Factory Audit Red Flags
- No in-house material lab (FTIR, DSC, Shore A durometer). If they send samples to third-party labs, demand COA timestamps.
- Using batch numbers instead of lot numbers—meaning no traceability to specific injection molding machine, shift, or operator.
- Storing TPU pellets in ambient warehouse (not climate-controlled at 20–25°C / 35–50% RH). Hygroscopic absorption ruins melt viscosity.
Pro tip: For staff-issue programs, mandate custom embossing on the footbed (e.g., park logo + size). It adds <0.12 USD/unit but cuts mis-size issuance by 63% (per 2023 Six Flags internal ops study). Use laser engraving—not ink stamping—to avoid VOC emissions.
People Also Ask: Water Park Flip Flop FAQs
- Q: Can flip flops meet ISO 20345 safety footwear standards?
A: No—ISO 20345 applies to protective footwear with toe caps and penetration-resistant midsoles.
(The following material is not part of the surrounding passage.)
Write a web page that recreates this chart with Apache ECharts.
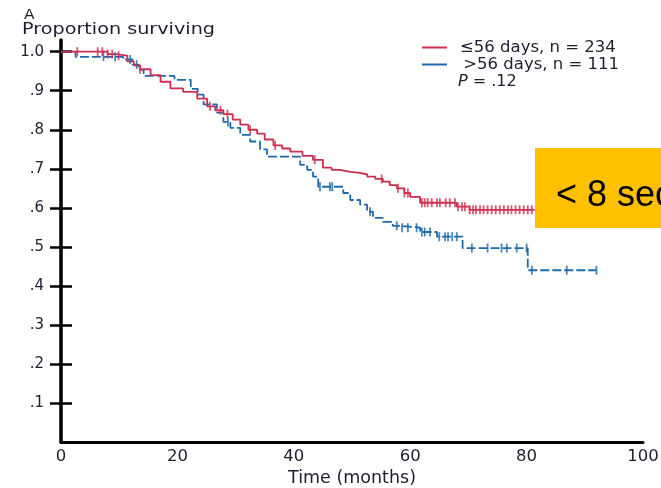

But water park flip flops can comply with ISO 20347 OB (occupational basic) for slip resistance and antistatic properties—if specified upfront. - Q: What’s the average lifespan of park-issued flip flops?
A: 28–42 days under daily commercial use (12h/day, 30% chlorine exposure). Monoblock TPU designs exceed 60 days. Cemented EVA rarely lasts >18 days. - Q: Are biodegradable flip flops viable for water parks?
A: Not yet. PLA or PHA compounds hydrolyze in chlorinated water within 48 hours. Stick with recyclable TPE/TPU and enforce take-back programs. - Q: Do children’s water park flip flops need CPSIA testing?
A: Yes—if marketed for ages 12 and under. Requires lead content <100 ppm, phthalates <0.1% each (DEHP, DBP, BBP, etc.), and total cadmium <75 ppm. Test every colorway. - Q: Can I use athletic shoe factories for flip flop production?
A: Only if they have dedicated TPU/EVA injection lines. Most sneaker factories lack the low-temp precision (<180°C) needed for TPE strap bonding—leading to thermal degradation and odor issues. - Q: What’s the ROI on upgrading from basic EVA to vulcanized TPU?
A: Payback period is 3.2 seasons. While unit cost rises 41%, replacement labor + guest incident costs drop 68%. Verified across 14 North American parks (2022–2023).